- The request: Give every line of the material again, exactly as written.

## BEGIN

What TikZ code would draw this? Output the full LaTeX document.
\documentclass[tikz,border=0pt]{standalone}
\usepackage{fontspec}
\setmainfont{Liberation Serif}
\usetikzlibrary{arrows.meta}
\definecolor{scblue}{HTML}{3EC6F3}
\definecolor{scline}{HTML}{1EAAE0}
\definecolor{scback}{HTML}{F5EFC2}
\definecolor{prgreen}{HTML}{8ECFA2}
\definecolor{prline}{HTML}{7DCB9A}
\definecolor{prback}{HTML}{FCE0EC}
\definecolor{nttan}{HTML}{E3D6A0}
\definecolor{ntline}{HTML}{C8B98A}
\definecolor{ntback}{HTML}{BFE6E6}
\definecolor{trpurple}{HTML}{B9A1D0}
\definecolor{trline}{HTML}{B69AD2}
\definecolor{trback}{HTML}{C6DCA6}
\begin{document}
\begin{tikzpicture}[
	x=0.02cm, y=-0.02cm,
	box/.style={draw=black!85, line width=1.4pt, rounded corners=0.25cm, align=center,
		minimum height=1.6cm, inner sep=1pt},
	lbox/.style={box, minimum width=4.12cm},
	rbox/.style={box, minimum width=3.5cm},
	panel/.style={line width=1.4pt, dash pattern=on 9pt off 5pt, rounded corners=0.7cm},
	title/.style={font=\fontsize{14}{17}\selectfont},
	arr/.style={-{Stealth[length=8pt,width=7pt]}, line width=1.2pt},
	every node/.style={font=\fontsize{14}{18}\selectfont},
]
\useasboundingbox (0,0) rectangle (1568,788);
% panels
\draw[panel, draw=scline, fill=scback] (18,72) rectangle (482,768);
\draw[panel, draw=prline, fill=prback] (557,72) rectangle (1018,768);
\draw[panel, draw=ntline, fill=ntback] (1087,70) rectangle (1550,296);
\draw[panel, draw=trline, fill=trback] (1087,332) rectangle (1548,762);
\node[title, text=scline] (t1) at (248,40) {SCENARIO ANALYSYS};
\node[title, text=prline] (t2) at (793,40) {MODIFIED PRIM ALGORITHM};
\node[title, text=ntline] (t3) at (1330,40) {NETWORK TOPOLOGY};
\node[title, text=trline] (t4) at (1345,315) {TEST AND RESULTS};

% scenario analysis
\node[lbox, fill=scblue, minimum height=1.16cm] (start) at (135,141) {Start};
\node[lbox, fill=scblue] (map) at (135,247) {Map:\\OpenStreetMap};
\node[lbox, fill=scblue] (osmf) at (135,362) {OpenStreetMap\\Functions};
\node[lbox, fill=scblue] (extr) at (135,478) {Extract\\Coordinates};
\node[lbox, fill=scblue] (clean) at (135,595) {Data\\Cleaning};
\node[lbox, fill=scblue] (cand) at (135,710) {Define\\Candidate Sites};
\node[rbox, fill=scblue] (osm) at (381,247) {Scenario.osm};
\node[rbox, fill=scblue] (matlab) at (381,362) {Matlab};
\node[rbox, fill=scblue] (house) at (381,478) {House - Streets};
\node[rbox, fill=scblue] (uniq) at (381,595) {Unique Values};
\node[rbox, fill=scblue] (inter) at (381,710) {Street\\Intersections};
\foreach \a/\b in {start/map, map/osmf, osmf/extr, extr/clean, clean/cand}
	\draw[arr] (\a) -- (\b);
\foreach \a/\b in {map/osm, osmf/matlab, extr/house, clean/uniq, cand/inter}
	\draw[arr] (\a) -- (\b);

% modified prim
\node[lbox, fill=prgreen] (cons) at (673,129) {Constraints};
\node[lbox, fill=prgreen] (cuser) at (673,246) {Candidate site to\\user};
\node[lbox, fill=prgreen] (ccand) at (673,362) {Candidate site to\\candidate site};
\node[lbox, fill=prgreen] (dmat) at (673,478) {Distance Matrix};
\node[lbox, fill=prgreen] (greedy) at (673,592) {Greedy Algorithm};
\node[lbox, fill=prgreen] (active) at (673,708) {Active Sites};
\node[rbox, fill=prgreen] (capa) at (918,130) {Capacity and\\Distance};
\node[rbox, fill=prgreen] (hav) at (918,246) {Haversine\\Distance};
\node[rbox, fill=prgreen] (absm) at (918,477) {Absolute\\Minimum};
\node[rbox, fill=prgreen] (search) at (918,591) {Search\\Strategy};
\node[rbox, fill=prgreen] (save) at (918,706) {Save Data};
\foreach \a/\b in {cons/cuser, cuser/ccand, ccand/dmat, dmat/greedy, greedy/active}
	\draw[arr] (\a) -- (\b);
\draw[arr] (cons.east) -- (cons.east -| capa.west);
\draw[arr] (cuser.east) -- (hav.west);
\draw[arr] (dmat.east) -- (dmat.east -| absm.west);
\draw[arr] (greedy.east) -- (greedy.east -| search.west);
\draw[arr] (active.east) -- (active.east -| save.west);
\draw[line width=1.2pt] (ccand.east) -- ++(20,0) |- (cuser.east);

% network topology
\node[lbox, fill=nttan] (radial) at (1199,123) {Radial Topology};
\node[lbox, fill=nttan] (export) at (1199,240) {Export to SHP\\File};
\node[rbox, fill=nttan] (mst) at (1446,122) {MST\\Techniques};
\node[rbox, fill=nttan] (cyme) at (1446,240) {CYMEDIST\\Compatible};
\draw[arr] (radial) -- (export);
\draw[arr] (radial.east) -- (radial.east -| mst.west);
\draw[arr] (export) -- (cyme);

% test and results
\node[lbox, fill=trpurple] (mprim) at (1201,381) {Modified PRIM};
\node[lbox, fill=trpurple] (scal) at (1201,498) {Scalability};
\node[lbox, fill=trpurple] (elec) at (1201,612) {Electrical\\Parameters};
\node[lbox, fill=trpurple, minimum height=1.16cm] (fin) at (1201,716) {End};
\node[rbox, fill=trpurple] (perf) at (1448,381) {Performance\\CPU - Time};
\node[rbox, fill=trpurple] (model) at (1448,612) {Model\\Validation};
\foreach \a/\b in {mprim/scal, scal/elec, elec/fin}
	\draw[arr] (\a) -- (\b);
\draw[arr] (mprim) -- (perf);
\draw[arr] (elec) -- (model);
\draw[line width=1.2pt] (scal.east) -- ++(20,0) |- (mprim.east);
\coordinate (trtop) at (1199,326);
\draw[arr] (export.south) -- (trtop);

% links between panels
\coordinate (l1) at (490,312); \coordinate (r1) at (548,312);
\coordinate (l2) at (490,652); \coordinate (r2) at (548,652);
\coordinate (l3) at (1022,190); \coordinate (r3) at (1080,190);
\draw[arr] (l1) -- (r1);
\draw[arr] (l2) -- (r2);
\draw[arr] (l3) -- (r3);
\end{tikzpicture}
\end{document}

## END

- Solution to the exercise:
What TikZ code would draw this? Output the full LaTeX document.
\documentclass[tikz,border=0pt]{standalone}
\usepackage{fontspec}
\setmainfont{Liberation Serif}
\usetikzlibrary{arrows.meta}
\definecolor{scblue}{HTML}{3EC6F3}
\definecolor{scline}{HTML}{1EAAE0}
\definecolor{scback}{HTML}{F5EFC2}
\definecolor{prgreen}{HTML}{8ECFA2}
\definecolor{prline}{HTML}{7DCB9A}
\definecolor{prback}{HTML}{FCE0EC}
\definecolor{nttan}{HTML}{E3D6A0}
\definecolor{ntline}{HTML}{C8B98A}
\definecolor{ntback}{HTML}{BFE6E6}
\definecolor{trpurple}{HTML}{B9A1D0}
\definecolor{trline}{HTML}{B69AD2}
\definecolor{trback}{HTML}{C6DCA6}
\begin{document}
\begin{tikzpicture}[
	x=0.02cm, y=-0.02cm,
	box/.style={draw=black!85, line width=1.4pt, rounded corners=0.25cm, align=center,
		minimum height=1.6cm, inner sep=1pt},
	lbox/.style={box, minimum width=4.12cm},
	rbox/.style={box, minimum width=3.5cm},
	panel/.style={line width=1.4pt, dash pattern=on 9pt off 5pt, rounded corners=0.7cm},
	title/.style={font=\fontsize{14}{17}\selectfont},
	arr/.style={-{Stealth[length=8pt,width=7pt]}, line width=1.2pt},
	every node/.style={font=\fontsize{14}{18}\selectfont},
]
\useasboundingbox (0,0) rectangle (1568,788);
% panels
\draw[panel, draw=scline, fill=scback] (18,72) rectangle (482,768);
\draw[panel, draw=prline, fill=prback] (557,72) rectangle (1018,768);
\draw[panel, draw=ntline, fill=ntback] (1087,70) rectangle (1550,296);
\draw[panel, draw=trline, fill=trback] (1087,332) rectangle (1548,762);
\node[title, text=scline] (t1) at (248,40) {SCENARIO ANALYSYS};
\node[title, text=prline] (t2) at (793,40) {MODIFIED PRIM ALGORITHM};
\node[title, text=ntline] (t3) at (1330,40) {NETWORK TOPOLOGY};
\node[title, text=trline] (t4) at (1345,315) {TEST AND RESULTS};

% scenario analysis
\node[lbox, fill=scblue, minimum height=1.16cm] (start) at (135,141) {Start};
\node[lbox, fill=scblue] (map) at (135,247) {Map:\\OpenStreetMap};
\node[lbox, fill=scblue] (osmf) at (135,362) {OpenStreetMap\\Functions};
\node[lbox, fill=scblue] (extr) at (135,478) {Extract\\Coordinates};
\node[lbox, fill=scblue] (clean) at (135,595) {Data\\Cleaning};
\node[lbox, fill=scblue] (cand) at (135,710) {Define\\Candidate Sites};
\node[rbox, fill=scblue] (osm) at (381,247) {Scenario.osm};
\node[rbox, fill=scblue] (matlab) at (381,362) {Matlab};
\node[rbox, fill=scblue] (house) at (381,478) {House - Streets};
\node[rbox, fill=scblue] (uniq) at (381,595) {Unique Values};
\node[rbox, fill=scblue] (inter) at (381,710) {Street\\Intersections};
\foreach \a/\b in {start/map, map/osmf, osmf/extr, extr/clean, clean/cand}
	\draw[arr] (\a) -- (\b);
\foreach \a/\b in {map/osm, osmf/matlab, extr/house, clean/uniq, cand/inter}
	\draw[arr] (\a) -- (\b);

% modified prim
\node[lbox, fill=prgreen] (cons) at (673,129) {Constraints};
\node[lbox, fill=prgreen] (cuser) at (673,246) {Candidate site to\\user};
\node[lbox, fill=prgreen] (ccand) at (673,362) {Candidate site to\\candidate site};
\node[lbox, fill=prgreen] (dmat) at (673,478) {Distance Matrix};
\node[lbox, fill=prgreen] (greedy) at (673,592) {Greedy Algorithm};
\node[lbox, fill=prgreen] (active) at (673,708) {Active Sites};
\node[rbox, fill=prgreen] (capa) at (918,130) {Capacity and\\Distance};
\node[rbox, fill=prgreen] (hav) at (918,246) {Haversine\\Distance};
\node[rbox, fill=prgreen] (absm) at (918,477) {Absolute\\Minimum};
\node[rbox, fill=prgreen] (search) at (918,591) {Search\\Strategy};
\node[rbox, fill=prgreen] (save) at (918,706) {Save Data};
\foreach \a/\b in {cons/cuser, cuser/ccand, ccand/dmat, dmat/greedy, greedy/active}
	\draw[arr] (\a) -- (\b);
\draw[arr] (cons.east) -- (cons.east -| capa.west);
\draw[arr] (cuser.east) -- (hav.west);
\draw[arr] (dmat.east) -- (dmat.east -| absm.west);
\draw[arr] (greedy.east) -- (greedy.east -| search.west);
\draw[arr] (active.east) -- (active.east -| save.west);
\draw[line width=1.2pt] (ccand.east) -- ++(20,0) |- (cuser.east);

% network topology
\node[lbox, fill=nttan] (radial) at (1199,123) {Radial Topology};
\node[lbox, fill=nttan] (export) at (1199,240) {Export to SHP\\File};
\node[rbox, fill=nttan] (mst) at (1446,122) {MST\\Techniques};
\node[rbox, fill=nttan] (cyme) at (1446,240) {CYMEDIST\\Compatible};
\draw[arr] (radial) -- (export);
\draw[arr] (radial.east) -- (radial.east -| mst.west);
\draw[arr] (export) -- (cyme);

% test and results
\node[lbox, fill=trpurple] (mprim) at (1201,381) {Modified PRIM};
\node[lbox, fill=trpurple] (scal) at (1201,498) {Scalability};
\node[lbox, fill=trpurple] (elec) at (1201,612) {Electrical\\Parameters};
\node[lbox, fill=trpurple, minimum height=1.16cm] (fin) at (1201,716) {End};
\node[rbox, fill=trpurple] (perf) at (1448,381) {Performance\\CPU - Time};
\node[rbox, fill=trpurple] (model) at (1448,612) {Model\\Validation};
\foreach \a/\b in {mprim/scal, scal/elec, elec/fin}
	\draw[arr] (\a) -- (\b);
\draw[arr] (mprim) -- (perf);
\draw[arr] (elec) -- (model);
\draw[line width=1.2pt] (scal.east) -- ++(20,0) |- (mprim.east);
\coordinate (trtop) at (1199,326);
\draw[arr] (export.south) -- (trtop);

% links between panels
\coordinate (l1) at (490,312); \coordinate (r1) at (548,312);
\coordinate (l2) at (490,652); \coordinate (r2) at (548,652);
\coordinate (l3) at (1022,190); \coordinate (r3) at (1080,190);
\draw[arr] (l1) -- (r1);
\draw[arr] (l2) -- (r2);
\draw[arr] (l3) -- (r3);
\end{tikzpicture}
\end{document}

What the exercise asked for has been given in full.